:: Given data ::

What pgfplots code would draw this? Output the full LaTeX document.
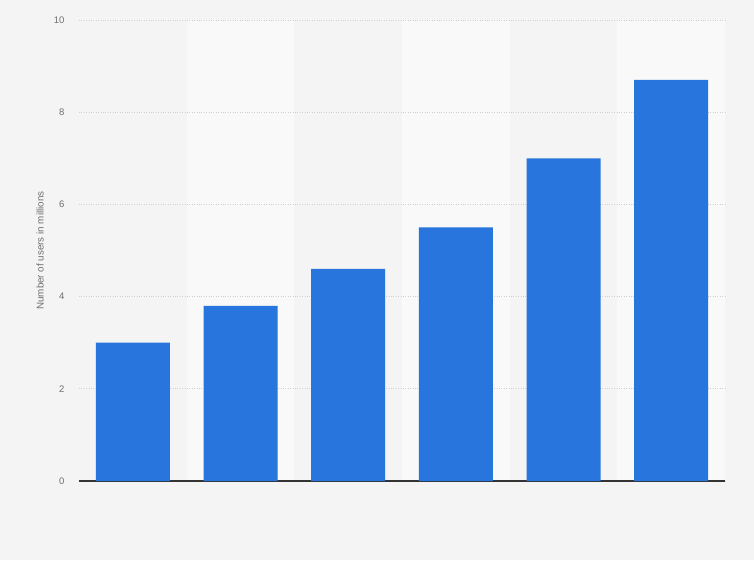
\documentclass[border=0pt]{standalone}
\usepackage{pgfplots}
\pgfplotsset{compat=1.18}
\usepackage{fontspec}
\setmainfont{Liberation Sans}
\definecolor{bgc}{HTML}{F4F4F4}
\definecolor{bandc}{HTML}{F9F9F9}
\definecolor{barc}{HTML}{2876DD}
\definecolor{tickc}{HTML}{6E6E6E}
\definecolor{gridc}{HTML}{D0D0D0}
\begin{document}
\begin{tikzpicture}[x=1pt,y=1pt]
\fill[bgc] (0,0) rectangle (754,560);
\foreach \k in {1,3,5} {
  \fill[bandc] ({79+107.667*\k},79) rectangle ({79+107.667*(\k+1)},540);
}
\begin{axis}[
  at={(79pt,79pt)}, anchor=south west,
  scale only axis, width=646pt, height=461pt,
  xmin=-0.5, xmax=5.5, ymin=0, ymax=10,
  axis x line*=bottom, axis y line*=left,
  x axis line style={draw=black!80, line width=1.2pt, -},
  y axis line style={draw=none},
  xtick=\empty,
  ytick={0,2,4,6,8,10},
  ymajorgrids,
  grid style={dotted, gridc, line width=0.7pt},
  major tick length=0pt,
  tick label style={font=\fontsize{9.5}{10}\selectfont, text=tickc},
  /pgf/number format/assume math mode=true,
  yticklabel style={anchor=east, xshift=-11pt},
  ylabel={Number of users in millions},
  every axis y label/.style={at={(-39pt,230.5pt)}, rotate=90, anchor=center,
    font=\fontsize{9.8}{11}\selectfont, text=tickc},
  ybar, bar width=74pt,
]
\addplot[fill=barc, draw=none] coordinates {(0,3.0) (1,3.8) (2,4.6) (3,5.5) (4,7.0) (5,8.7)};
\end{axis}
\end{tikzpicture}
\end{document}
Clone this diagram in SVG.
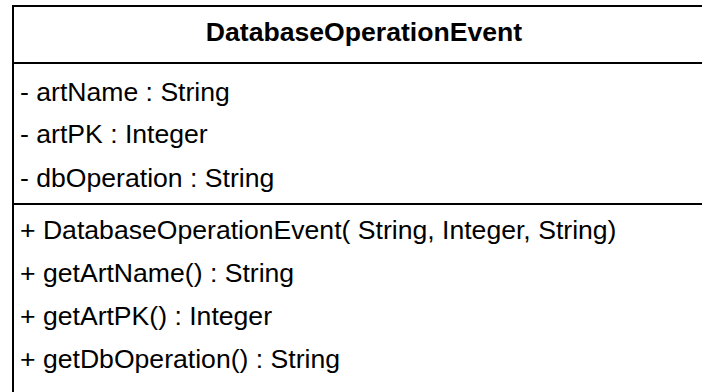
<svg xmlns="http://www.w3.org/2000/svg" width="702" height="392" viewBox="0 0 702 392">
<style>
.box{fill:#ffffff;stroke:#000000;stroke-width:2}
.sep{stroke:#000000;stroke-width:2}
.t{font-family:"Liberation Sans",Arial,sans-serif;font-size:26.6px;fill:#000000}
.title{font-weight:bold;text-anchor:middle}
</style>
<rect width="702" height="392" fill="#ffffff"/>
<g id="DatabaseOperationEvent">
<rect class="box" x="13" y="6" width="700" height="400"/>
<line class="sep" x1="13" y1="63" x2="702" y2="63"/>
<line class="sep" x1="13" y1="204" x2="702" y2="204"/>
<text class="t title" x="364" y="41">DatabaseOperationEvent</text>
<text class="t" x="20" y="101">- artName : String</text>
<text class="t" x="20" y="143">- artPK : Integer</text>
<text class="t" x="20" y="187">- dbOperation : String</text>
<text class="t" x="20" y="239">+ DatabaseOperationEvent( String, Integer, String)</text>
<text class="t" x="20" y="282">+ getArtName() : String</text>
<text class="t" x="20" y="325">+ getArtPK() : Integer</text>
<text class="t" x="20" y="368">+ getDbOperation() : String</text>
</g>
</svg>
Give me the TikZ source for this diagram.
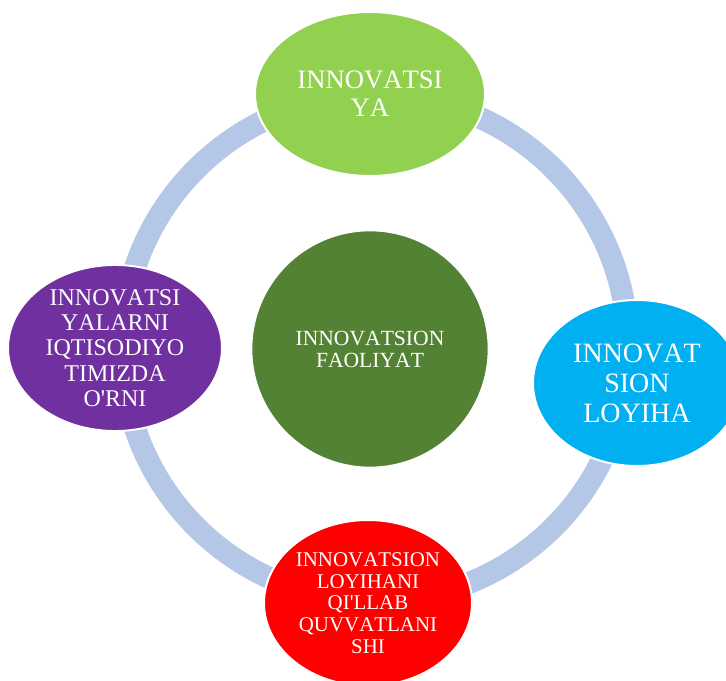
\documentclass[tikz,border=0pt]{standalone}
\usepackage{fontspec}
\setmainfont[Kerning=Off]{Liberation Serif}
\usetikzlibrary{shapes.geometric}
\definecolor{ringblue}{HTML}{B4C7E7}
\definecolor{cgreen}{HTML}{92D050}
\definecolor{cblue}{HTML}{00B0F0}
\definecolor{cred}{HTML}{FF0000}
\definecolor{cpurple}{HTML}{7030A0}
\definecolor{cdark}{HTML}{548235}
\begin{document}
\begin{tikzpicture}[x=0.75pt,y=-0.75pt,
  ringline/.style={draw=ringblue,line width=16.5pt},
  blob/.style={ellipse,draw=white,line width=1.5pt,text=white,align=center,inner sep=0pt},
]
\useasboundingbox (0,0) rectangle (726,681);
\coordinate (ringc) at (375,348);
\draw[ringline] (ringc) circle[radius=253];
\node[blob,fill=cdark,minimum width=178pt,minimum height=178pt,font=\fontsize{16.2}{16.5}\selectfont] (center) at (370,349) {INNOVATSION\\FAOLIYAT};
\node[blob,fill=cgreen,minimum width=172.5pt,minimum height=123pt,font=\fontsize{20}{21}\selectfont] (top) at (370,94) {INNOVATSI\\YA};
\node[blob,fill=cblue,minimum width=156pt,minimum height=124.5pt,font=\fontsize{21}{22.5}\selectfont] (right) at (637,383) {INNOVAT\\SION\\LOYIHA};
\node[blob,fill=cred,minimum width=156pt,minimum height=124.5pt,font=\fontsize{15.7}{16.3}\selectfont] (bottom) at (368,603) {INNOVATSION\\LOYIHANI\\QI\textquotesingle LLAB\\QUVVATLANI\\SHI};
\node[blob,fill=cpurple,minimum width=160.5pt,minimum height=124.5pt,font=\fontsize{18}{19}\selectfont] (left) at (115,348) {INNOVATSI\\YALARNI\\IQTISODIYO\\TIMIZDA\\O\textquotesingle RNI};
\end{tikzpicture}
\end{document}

:::

> **Exercise requirements**
Write the number of lines containing the word "diagram" and nothing besides it.

> **Written answer**
2